In Hashtbl.find tbl key
the table comes first and the key second. But in Map.Make(Ord).find key map
the key comes first and the map second. Why the difference?
OCaml is both a functional and imperative language, and I believe the difference you’re seeing is between the use of immutable and mutable data structures.
With the immutable Map you work in functional style and it is nice to be able to use the |>
operator to chain modifications to the map. Operations that modify the Map return the updated data structure, and chaining works because the previous version of the Map is the last param.
With the mutable HashMap it is more conventional to pass the data structure as the first param. The map is updated in place and not returned. This also allows currying an operation on a map (Hashtbl.find tbl
). I don’t know of another reason.
One thing I wonder about is why List.nth
is an exception to the rule. It’s an immutable data structure, yet the list param is first.
Interesting, thanks!
I guess the usefulnes of |>
for List.nth
is limited since it doesn’t return another list, so you wouldn’t as often want to write lst |> List.nth n |> ...

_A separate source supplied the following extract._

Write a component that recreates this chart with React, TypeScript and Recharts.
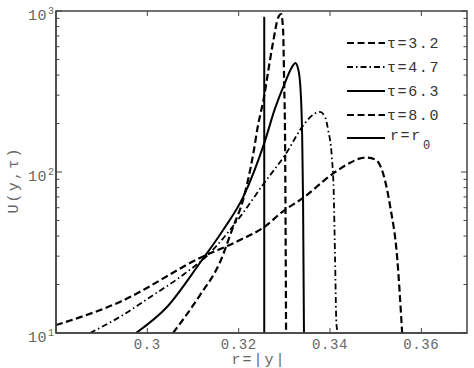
import React from 'react';
import { LineChart, Line, XAxis, YAxis, ReferenceArea } from 'recharts';

// ---- data ----
const tau32R = [0.28, 0.294, 0.3115, 0.3203, 0.3256, 0.3297, 0.3341, 0.3407, 0.3444, 0.3464, 0.3481, 0.35, 0.3516, 0.3532, 0.3547, 0.3558];
const tau32U = [11.2, 15.6, 29.2, 37.8, 45.5, 57, 69, 98, 114, 121, 123, 119, 98.6, 60.6, 29.6, 10];

const tau47R = [0.28745, 0.294, 0.3006, 0.3072, 0.3137, 0.3203, 0.3256, 0.3302, 0.3345, 0.3366, 0.3378, 0.3389, 0.3396, 0.3404, 0.3408, 0.3411, 0.3414, 0.3417];
const tau47U = [10, 12.6, 16.7, 22.3, 31.4, 52.6, 85.5, 128, 201, 230, 236, 220, 182, 124, 77, 30, 11.5, 10];

const tau63R = [0.29752, 0.3043, 0.3115, 0.3166, 0.321, 0.3256, 0.328, 0.3302, 0.3318, 0.3324, 0.333, 0.3335, 0.3339, 0.3341, 0.3343];
const tau63U = [10, 14.5, 27.2, 43.6, 70, 151, 250, 362, 455, 475, 440, 342, 170, 67, 10];

const tau80R = [0.30563, 0.31154, 0.31593, 0.31877, 0.32096, 0.32316, 0.32425, 0.32556, 0.32644, 0.32754, 0.32863, 0.32929, 0.32973, 0.32995, 0.33016, 0.33038];
const tau80U = [10, 17.2, 27.6, 45.5, 67, 128, 196, 292, 418, 641, 906, 958, 762, 372, 158, 10];

const r0R = [0.3256, 0.3256];
const r0U = [10, 920];

const xTicks = [0.3, 0.32, 0.34, 0.36];
const yTicks = [10, 20, 30, 40, 50, 60, 70, 80, 90, 100, 200, 300, 400, 500, 600, 700, 800, 900, 1000];
const yMajor = [10, 100, 1000];
const yExp = ['1', '2', '3'];

const legendLabels = ['τ=3.2', 'τ=4.7', 'τ=6.3', 'τ=8.0', 'r=r'];

const toData = (rs: number[], us: number[]) => rs.map((r, i) => ({ r, U: us[i] }));
const d32 = toData(tau32R, tau32U);
const d47 = toData(tau47R, tau47U);
const d63 = toData(tau63R, tau63U);
const d80 = toData(tau80R, tau80U);
const dr0 = toData(r0R, r0U);

// ---- layout / styles ----
const W = 474;
const H = 368;
const PL = 56;
const PR = 467;
const PT = 11;
const PB = 333;
const FONT = '"Liberation Mono", "DejaVu Sans Mono", monospace';
const AX = '#444';
const TXT = '#666';

const DASH = '7 3.5';
const DASHDOT = '6 3 1.5 3';

const styles = [
  { dash: DASH, w: 2.2 },
  { dash: DASHDOT, w: 1.8 },
  { dash: undefined, w: 2 },
  { dash: DASH, w: 2.2 },
  { dash: undefined, w: 2 },
];

const XTick = (props: any) => {
  const { x, payload } = props;
  return (
    <g>
      <line x1={x} x2={x} y1={PB} y2={PB - 5} stroke={AX} strokeWidth={1} />
      <line x1={x} x2={x} y1={PT} y2={PT + 5} stroke={AX} strokeWidth={1} />
      <text x={x} y={349} textAnchor="middle" fontFamily={FONT} fontSize={14} fill={TXT} letterSpacing={0.6}>
        {String(payload.value)}
      </text>
    </g>
  );
};

const YTick = (props: any) => {
  const { y, payload } = props;
  const v = payload.value;
  const mi = yMajor.indexOf(v);
  const len = mi >= 0 ? 6 : 3.5;
  return (
    <g>
      <line x1={PL} x2={PL + len} y1={y} y2={y} stroke={AX} strokeWidth={1} />
      <line x1={PR} x2={PR - len} y1={y} y2={y} stroke={AX} strokeWidth={1} />
      {mi >= 0 && (
        <g>
          <text x={47} y={y + 9} textAnchor="end" fontFamily={FONT} fontSize={15} fill={TXT} letterSpacing={0.5}>
            10
          </text>
          <text x={48} y={y + 3} textAnchor="start" fontFamily={FONT} fontSize={10} fill={TXT}>
            {yExp[mi]}
          </text>
        </g>
      )}
    </g>
  );
};

const LegendBox = () => {
  const rowsY = [43, 67, 91, 115, 138];
  return (
    <svg width={130} height={160} style={{ position: 'absolute', left: 340, top: 0 }}>
      {legendLabels.map((lab, i) => (
        <g key={lab}>
          <line
            x1={7}
            x2={45}
            y1={rowsY[i]}
            y2={rowsY[i]}
            stroke="#000"
            strokeWidth={styles[i].w}
            strokeDasharray={styles[i].dash}
          />
          <text
            x={i === 4 ? 50 : 47}
            y={(i === 4 ? rowsY[i] - 3 : rowsY[i]) + 5}
            fontFamily={FONT}
            fontSize={15}
            fill="#333"
            letterSpacing={1.6}
          >
            {lab}
          </text>
          {i === 4 && (
            <text x={83} y={rowsY[i] + 11} fontFamily={FONT} fontSize={12} fill="#333">
              0
            </text>
          )}
        </g>
      ))}
    </svg>
  );
};

export default function App() {
  const series = [d32, d47, d63, d80, dr0];
  return (
    <div style={{ position: 'absolute', left: 0, top: 0, width: W, height: H, background: '#fff' }}>
      <LineChart width={W} height={H} margin={{ top: PT, right: W - PR, left: 0, bottom: 5 }}>
        <XAxis
          xAxisId="b"
          dataKey="r"
          type="number"
          domain={[0.28, 0.37]}
          ticks={xTicks}
          allowDataOverflow
          height={30}
          tickLine={false}
          axisLine={{ stroke: AX, strokeWidth: 1.5 }}
          tick={XTick}
          interval={0}
        />
        <YAxis
          yAxisId="l"
          type="number"
          scale="log"
          domain={[10, 1000]}
          ticks={yTicks}
          allowDataOverflow
          width={PL}
          tickLine={false}
          axisLine={{ stroke: AX, strokeWidth: 1.5 }}
          tick={YTick}
          interval={0}
        />
        <ReferenceArea
          xAxisId="b"
          yAxisId="l"
          x1={0.28}
          x2={0.37}
          y1={10}
          y2={1000}
          fill="none"
          fillOpacity={0}
          stroke={AX}
          strokeWidth={1.5}
        />
        {series.map((d, i) => (
          <Line
            key={i}
            xAxisId="b"
            yAxisId="l"
            data={d}
            dataKey="U"
            type={i === 4 ? 'linear' : 'monotone'}
            stroke="#000"
            strokeWidth={styles[i].w}
            strokeDasharray={styles[i].dash}
            dot={false}
            activeDot={false}
            isAnimationActive={false}
          />
        ))}
      </LineChart>
      <div
        style={{
          position: 'absolute',
          left: 14,
          top: 180,
          transform: 'translate(-50%, -50%) rotate(-90deg)',
          fontFamily: FONT,
          fontSize: 15,
          lineHeight: '15px',
          color: TXT,
          letterSpacing: 2.2,
          whiteSpace: 'nowrap',
        }}
      >
        U(y,τ)
      </div>
      <div
        style={{
          position: 'absolute',
          left: 259,
          top: 361,
          transform: 'translate(-50%, -50%)',
          fontFamily: FONT,
          fontSize: 15,
          lineHeight: '14px',
          color: TXT,
          letterSpacing: 2,
          whiteSpace: 'nowrap',
        }}
      >
        r=|y|
      </div>
      <LegendBox />
    </div>
  );
}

? And so maybe in that case the usefulness of currying takes over, so you can write (List.nth lst)
?
There is another thread on this topic and apparently some others agree with me that List.nth
is not quite right. What I don’t like is that it is inconsistent with other List functions that don’t return lists, like List.mem
.
Data-first functions also play well with extended indexing operators, which can be nice if you use a lot of hashtables or similar structures. (Not that you couldn’t also use them immutable structures like Map
, but I’m not sure if that’s as appealing.)
Good point. Although I’m not sure indexing is less appealing with immutable structures.
No good reason. The standard library is very inconsistent in this respect. This is mostly due to historical reasons (changing the order would break a bunch of code). Putting the container argument last when dealing with immutable data structures encourages currying it, but that’s all, and in any case it is not done systematically either (eg Map.fold
or List.fold_right
).
Other standard libraries that were designed more recently (eg Core/Base) have gone for full consistency in always putting the main type first.
Cheers,
Nicolas
My understanding of folds is that the “left” or “right” naming is to indicate which order of arguments is used, and maps are implicitly “right” folds. ('a -> 'b t
applies t
to the left and 'a t -> 'b
applies t
to the right.) The order of arguments applied to fold f
should also be consistent with the order that arguments are applied to f
.
The “left” or “right” direction also happens to indicate the order that the elements inside the container are applied to f
, which turns out to be the more important detail for most people.